Sustainable Design for the Built Environment marks the transition of sustainable design from a specialty service to the mainstream approach for creating a healthy and resilient built environment. This groundbreaking and transformative approach introduces sustainable design in a clear, concise, easy-to-read format. This book takes the reader deep into the foundations of sustainable design, and creates a holistic and integrative approach addressing the social, cultural, ecological, and aesthetic aspects in addition to the typical performance-driven goals.

The first section of the book is themed around the origins, principles, and frameworks of sustainable design aimed at inspiring a deeper, broader, and more inclusive view of sustainability. The second section examines strategies such as biophilia and biomimicry, adaptation and resilience, health and well-being. The third section examines the application of sustainability principles from the global, urban, district, building, and human scale, illustrating how a systems thinking approach allows sustainable design to span the context of time, space, and varied perspectives.

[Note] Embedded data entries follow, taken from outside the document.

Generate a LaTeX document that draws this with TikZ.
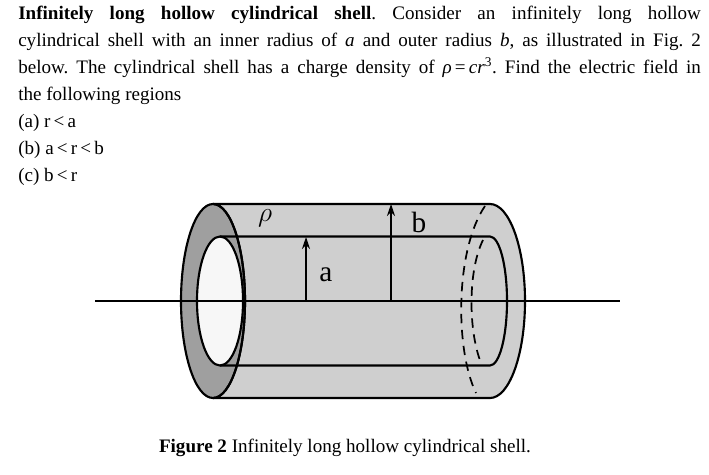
\documentclass[tikz,border=0pt]{standalone}
\usepackage{fontspec}
\setmainfont{Liberation Serif}
\usetikzlibrary{arrows.meta}
\frenchspacing
\begin{document}
\begin{tikzpicture}[x=0.75pt,y=-0.75pt,
  edge/.style={line width=1.6pt},
  radarrow/.style={line width=1.3pt, -{Stealth[length=9pt,width=6pt]}},
  lbl/.style={font=\fontsize{22}{24}\selectfont, inner sep=0pt}]
\useasboundingbox (0,0) rectangle (709,474);
\node[anchor=north west, text width=512pt, align=justify, inner sep=0pt, font=\fontsize{14.3}{20.25}\selectfont] (txt) at (18,6)
{\textbf{Infinitely long hollow cylindrical shell}. Consider an infinitely long hollow\linebreak
cylindrical shell with an inner radius of \textit{a} and outer radius \textit{b}, as illustrated in Fig.~2\linebreak
below. The cylindrical shell has a charge density of \textit{ρ}\,=\,\textit{cr}\textsuperscript{3}. Find the electric field in\linebreak
the following regions\par
(a) r\,<\,a\par (b) a\,<\,r\,<\,b\par (c) b\,<\,r};
\coordinate (axL) at (95,301);
\coordinate (axR) at (620,301);
% body
\fill[gray!38] (213,204) -- (490,204) arc[start angle=-90,end angle=90,x radius=35,y radius=97] -- (213,398) -- cycle;
\draw[edge] (213,204) -- (490,204) arc[start angle=-90,end angle=90,x radius=35,y radius=97] -- (213,398);
% left annulus
\fill[gray!75, draw=black, line width=1.6pt] (213,301) ellipse[x radius=32, y radius=97];
\fill[white!94!gray] (220,301) ellipse[x radius=23, y radius=64.5];
% inner tube
\draw[edge] (220,236.5) -- (490,236.5) arc[start angle=-90,end angle=90,x radius=17,y radius=64.5] -- (220,365.5);
\draw[edge] (220,301) ellipse[x radius=23, y radius=64.5];
\draw[edge] (213,204) arc[start angle=-90,end angle=90,x radius=32,y radius=97];
% dashed
\draw[line width=1.3pt, dash pattern=on 7pt off 5pt] (485,206) .. controls (455,250) and (455,350) .. (476,393);
\draw[line width=1.3pt, dash pattern=on 7pt off 5pt] (483,240) .. controls (468,270) and (468,330) .. (481,363);
% axis
\draw[line width=1.3pt] (axL) -- (axR);
% arrows
\coordinate (aB) at (306,301); \coordinate (aT) at (306,237);
\coordinate (bB) at (391,301); \coordinate (bT) at (391,204);
\draw[radarrow] (aB) -- (aT);
\draw[radarrow] (bB) -- (bT);
\node[lbl] (la) at (326,275) {a};
\node[lbl] (lb) at (419,222) {b};
\node[lbl] (lr) at (265,218) {$\rho$};
\node[font=\fontsize{14.3}{17}\selectfont, inner sep=0pt] (cap) at (345,448) {\textbf{Figure 2} Infinitely long hollow cylindrical shell.};
\end{tikzpicture}
\end{document}
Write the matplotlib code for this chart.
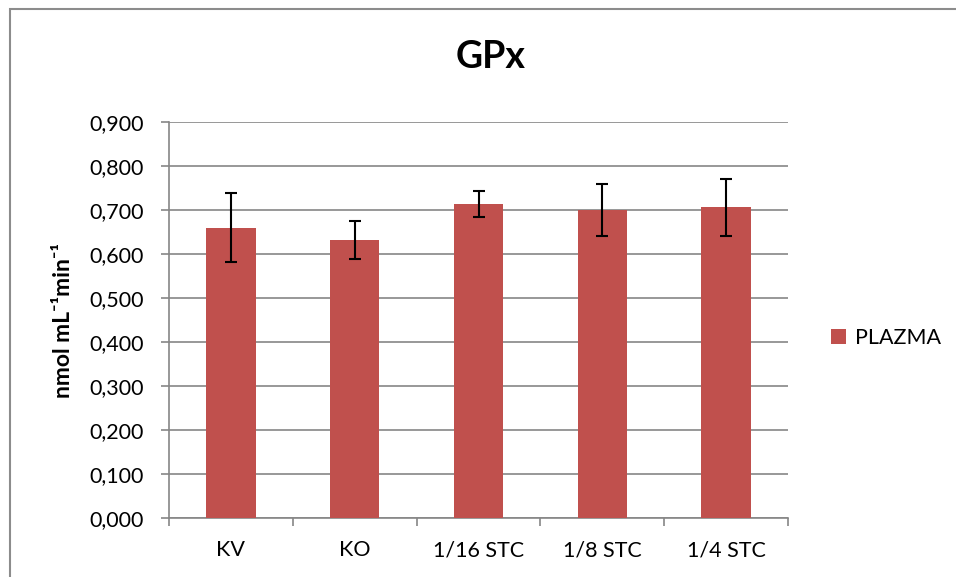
import numpy as np
import matplotlib
matplotlib.use("Agg")
import matplotlib.pyplot as plt
from matplotlib.patches import Rectangle
from matplotlib.ticker import FuncFormatter

plt.rcParams['font.family'] = ['Lato', 'DejaVu Sans']

# podaci
groups = ["KV", "KO", "1/16 STC", "1/8 STC", "1/4 STC"]
gpx = [0.660, 0.632, 0.714, 0.700, 0.706]
gpx_err = [0.078, 0.044, 0.029, 0.059, 0.064]
series = "PLAZMA"

fig = plt.figure(figsize=(9.56, 5.77), dpi=100)
ax = fig.add_axes([169/956, 1 - 518/577, (788 - 169)/956, (518 - 122)/577])

x = np.arange(len(groups))
ax.bar(x, gpx, width=0.4, color="#C0504D", label=series, zorder=3)
ax.errorbar(x, gpx, yerr=gpx_err, fmt="none", ecolor="black",
            elinewidth=1.5, capsize=4.5, capthick=1.5, zorder=4)

ax.set_xlim(-0.5, len(groups) - 0.5)
ax.set_ylim(0, 0.9)
ax.set_yticks(np.arange(0, 0.91, 0.1))
ax.yaxis.set_major_formatter(FuncFormatter(lambda v, p: f"{v:.3f}".replace(".", ",")))
ax.set_xticks(x)
ax.set_xticklabels(groups)
ax.set_xticks(np.arange(-0.5, len(groups)), minor=True)

ax.grid(axis="y", color="#868686", lw=1.2, zorder=0)
for s in ["top", "right"]:
    ax.spines[s].set_visible(False)
for s in ["left", "bottom"]:
    ax.spines[s].set_color("#868686")
    ax.spines[s].set_linewidth(1.2)

ax.tick_params(axis="y", length=6, width=1.2, color="#868686", pad=12, labelsize=15.5)
ax.tick_params(axis="x", which="major", length=0, pad=16, labelsize=15.5)
ax.tick_params(axis="x", which="minor", length=6, width=1.2, color="#868686")

ax.set_ylabel("nmol mL⁻¹min⁻¹", fontsize=16.5, fontweight="bold", labelpad=11)

fig.text(491/956, 1 - 57/577, "GPx", ha="center", va="center", fontsize=27, fontweight="bold")

fig.legend(loc="center left", bbox_to_anchor=(812/956, 1 - 338/577), frameon=False,
           fontsize=15.5, handlelength=0.7, handleheight=0.7, handletextpad=0.4)

fig.patches.append(Rectangle((10/956, -0.1), 1.2, 1 - 9/577 + 0.1, transform=fig.transFigure,
                             fill=False, edgecolor="#8c8c8c", lw=1.5, clip_on=False))

fig.savefig("out.png", dpi=100)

This textbook is intended to inspire a new vision for the future that unites human activity with natural processes to form a regenerative, coevolutionary model for sustainable design. By allowing the reader an insightful look into the history, motivations, and values of sustainable design, they begin to see sustainable design, not only as a way to deliver green buildings, but as a comprehensive and transformative meta-framework that is so needed in every sector of society. Supported by online resources including additional reading for each chapter and classroom assignments, this book will be essential reading for students of sustainability and sustainable design.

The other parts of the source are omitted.